Trial judge finds for plaintiff Dr. Ibrahim in no-fly case
Following a week-long trial in Federal court in San Francisco last month, Judge William Alsup found today that Dr. Rahinah Ibrahim’s due process rights were violated when she was placed on the “no-fly” list. “Judgment is HEREBY ENTERED in favor of plaintiff to the extent stated in the findings of fact, conclusions of law, and order for relief.”
Only a summary of Judge Alsup’s ruling has been made public. The government wanted the entirety of the verdict (against the government) to be kept secret: “In the Court’s view, all of the separate order should be made public, but it will remain under seal and the parties (and counsel) shall maintain its secrecy until APRIL 15, 2014, so that our court of appeals can rule on the government’s desire to maintain its secrecy.”
Judge Alsup ordered the government to correct Dr. Ibrahim’s status on the no-fly list (and certify under oath that it has done so), and disclose to Dr. Ibrahim whether she is or is not now on the list:
This much, however, can be and will be revealed publicly now by way of summary. All of the government’s standing arguments are overruled…. Our court of appeals … held that plaintiff, even though an alien living overseas, did have standing. The government did not seek higher review of this ruling.

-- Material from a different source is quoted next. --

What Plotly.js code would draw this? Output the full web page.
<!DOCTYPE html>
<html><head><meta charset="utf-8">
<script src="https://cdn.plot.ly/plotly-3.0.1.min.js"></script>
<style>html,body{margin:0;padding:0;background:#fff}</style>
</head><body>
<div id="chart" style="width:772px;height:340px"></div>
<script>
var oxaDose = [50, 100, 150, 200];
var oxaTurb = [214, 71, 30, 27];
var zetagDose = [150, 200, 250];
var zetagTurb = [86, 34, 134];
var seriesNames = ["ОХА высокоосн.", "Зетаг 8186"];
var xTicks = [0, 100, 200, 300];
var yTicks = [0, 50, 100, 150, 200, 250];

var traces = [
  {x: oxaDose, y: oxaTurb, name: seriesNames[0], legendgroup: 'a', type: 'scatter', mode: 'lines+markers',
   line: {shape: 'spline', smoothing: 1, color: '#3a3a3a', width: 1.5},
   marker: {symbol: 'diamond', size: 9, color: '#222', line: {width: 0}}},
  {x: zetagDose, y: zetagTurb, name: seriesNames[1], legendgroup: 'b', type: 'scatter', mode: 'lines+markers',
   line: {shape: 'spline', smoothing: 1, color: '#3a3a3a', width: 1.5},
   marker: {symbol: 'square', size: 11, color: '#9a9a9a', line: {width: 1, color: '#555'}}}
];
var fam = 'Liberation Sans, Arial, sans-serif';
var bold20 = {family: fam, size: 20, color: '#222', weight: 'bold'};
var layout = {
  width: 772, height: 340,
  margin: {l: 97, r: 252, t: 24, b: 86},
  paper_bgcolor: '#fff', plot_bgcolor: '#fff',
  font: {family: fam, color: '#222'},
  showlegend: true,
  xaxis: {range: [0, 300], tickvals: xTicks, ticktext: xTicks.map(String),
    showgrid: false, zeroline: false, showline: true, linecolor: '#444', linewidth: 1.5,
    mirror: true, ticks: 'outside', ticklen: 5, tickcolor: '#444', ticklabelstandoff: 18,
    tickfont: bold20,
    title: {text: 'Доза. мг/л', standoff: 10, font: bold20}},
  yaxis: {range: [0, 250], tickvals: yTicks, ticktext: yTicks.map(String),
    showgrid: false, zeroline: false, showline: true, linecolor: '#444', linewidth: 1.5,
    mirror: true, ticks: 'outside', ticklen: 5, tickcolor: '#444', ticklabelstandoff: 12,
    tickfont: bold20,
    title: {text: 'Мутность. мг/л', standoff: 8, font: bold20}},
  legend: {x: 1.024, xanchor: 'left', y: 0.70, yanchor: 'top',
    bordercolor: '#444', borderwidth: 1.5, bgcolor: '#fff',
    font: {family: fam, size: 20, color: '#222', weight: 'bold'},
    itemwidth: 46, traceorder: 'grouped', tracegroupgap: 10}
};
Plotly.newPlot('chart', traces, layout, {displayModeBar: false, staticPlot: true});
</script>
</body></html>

Turning to the merits, some but not all of the relief sought by plaintiff has been granted. In order for the district court to grant relief on a claim that a plaintiff has been wrongly listed in a government terrorist watchlist, that listing must first result in concrete, reviewable adverse government action against the plaintiff, such as refusal of permission to board a plane. This means that a judicial remedy must, by necessity, be a post-deprivation remedy. Once a plaintiff shows concrete, reviewable adverse government action has occurred, and, as here, shows that the action resulted from an error by the government, then the plaintiff is entitled by due process to a post-deprivation remedy that requires the government to cleanse and/or correct its lists and records of the mistaken information and to certify under oath that such correction(s) have been made. The government’s administrative remedies fall short of such relief and do not supply sufficient due process. In light of the confusion caused by the government’s mistake, such cleansing-certification relief is ordered in this case. Also, the government is ordered to disclose to plaintiff her current status on (or off) the no-fly list (without prejudice to future adjustments based on new information). In this connection, the government concedes that plaintiff is not a threat to our national security.

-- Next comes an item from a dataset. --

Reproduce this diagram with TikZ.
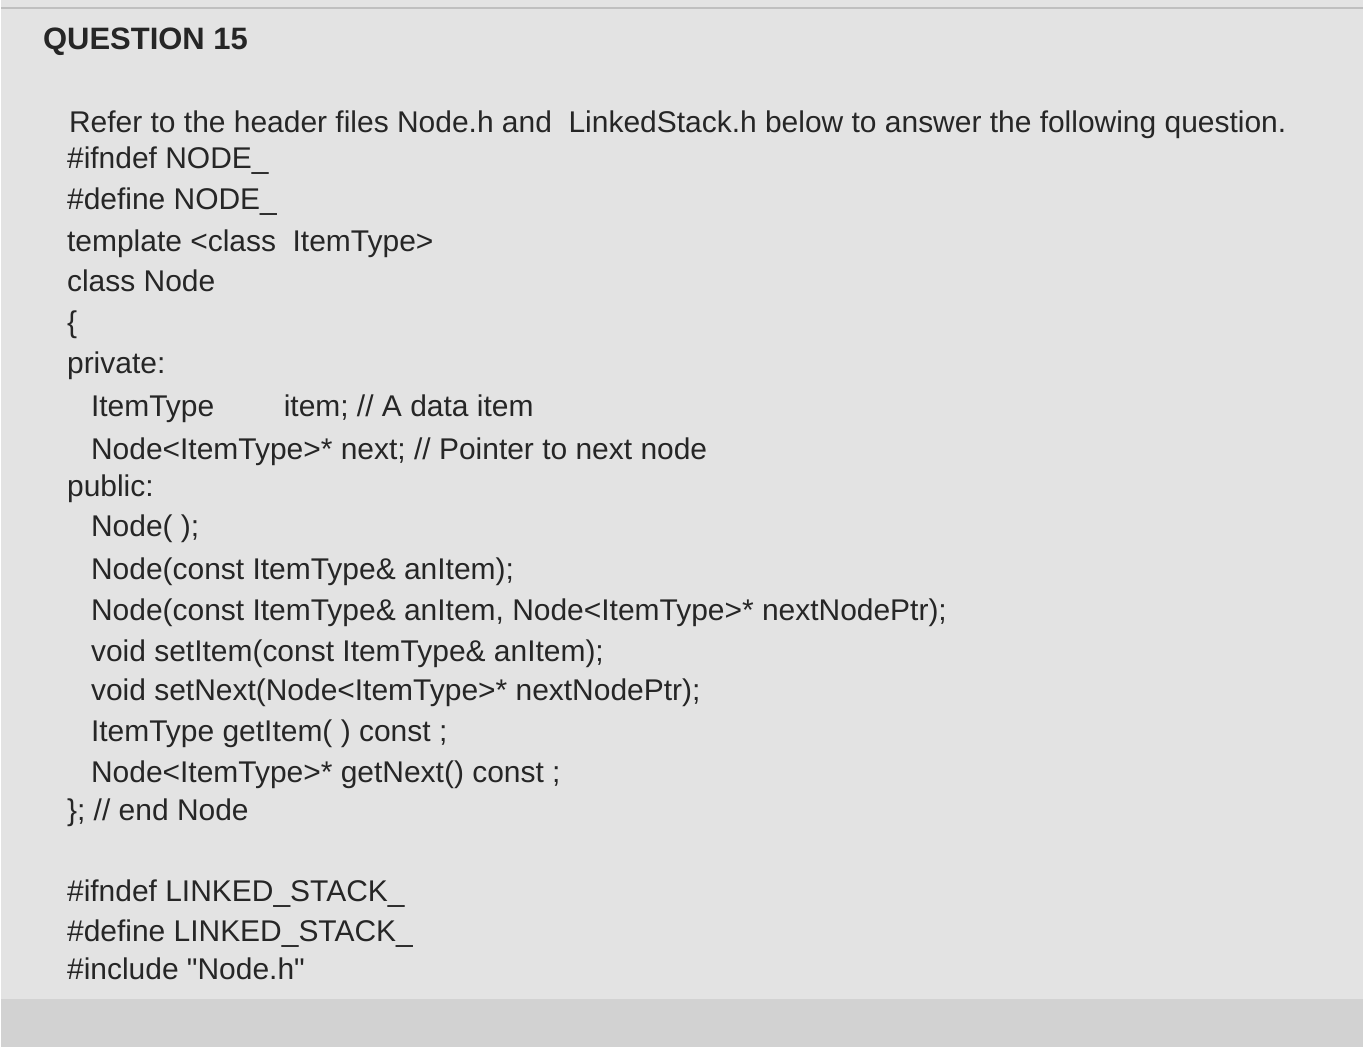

Although a district court cannot review the decision of a consular officer in denying a visa to a nonimmigrant alien, when a nonimmigrant alien with standing to assert constitutional rights has been denied a visa under Section 212(a)(3)(B) of the Immigration and Nationality Act, 8 U.S.C. 1182(a)(3)(B), the consular officer must specify which of the nine subsections was the basis of the denial. Din v. Kerry, 718 F.3d 856, 862 (9th Cir. 2013). This relief is ordered here.
If, moreover, a consular officer advises a nonimmigrant alien that she is not eligible to seek a discretionary waiver of inadmissibility when, under the law, she is eligible to at least apply for a waiver, that erroneous advisement may be reviewed by a district court to the limited extent of requiring the government to inform the nonimmigrant alien that she is eligible to at least apply for a discretionary waiver. Such relief is ordered here. The subsequent grant or denial of any such application, however, would not be reviewable….
IT IS SO ORDERED.
Dated: January 14, 2014.
WILLIAM ALSUP
UNITED STATES DISTRICT JUDGE
“Justice has finally been done for an innocent woman who was wrongly ensnared in the government’s flawed watch listing system,” said Elizabeth Pipkin, lead trial counsel for Dr. Ibrahim along with Christine Peek, Ruby Kazi, and Jennifer Murakami.
We fear that today’s ruling is, unfortunately, unlikely to be “final” in light of inevitable appeals by the government. But as the first substantive ruling on the government’s system of secret administrative “no-fly” orders, it is a major step toward bringing the DHS and its control of travel within the rule of law.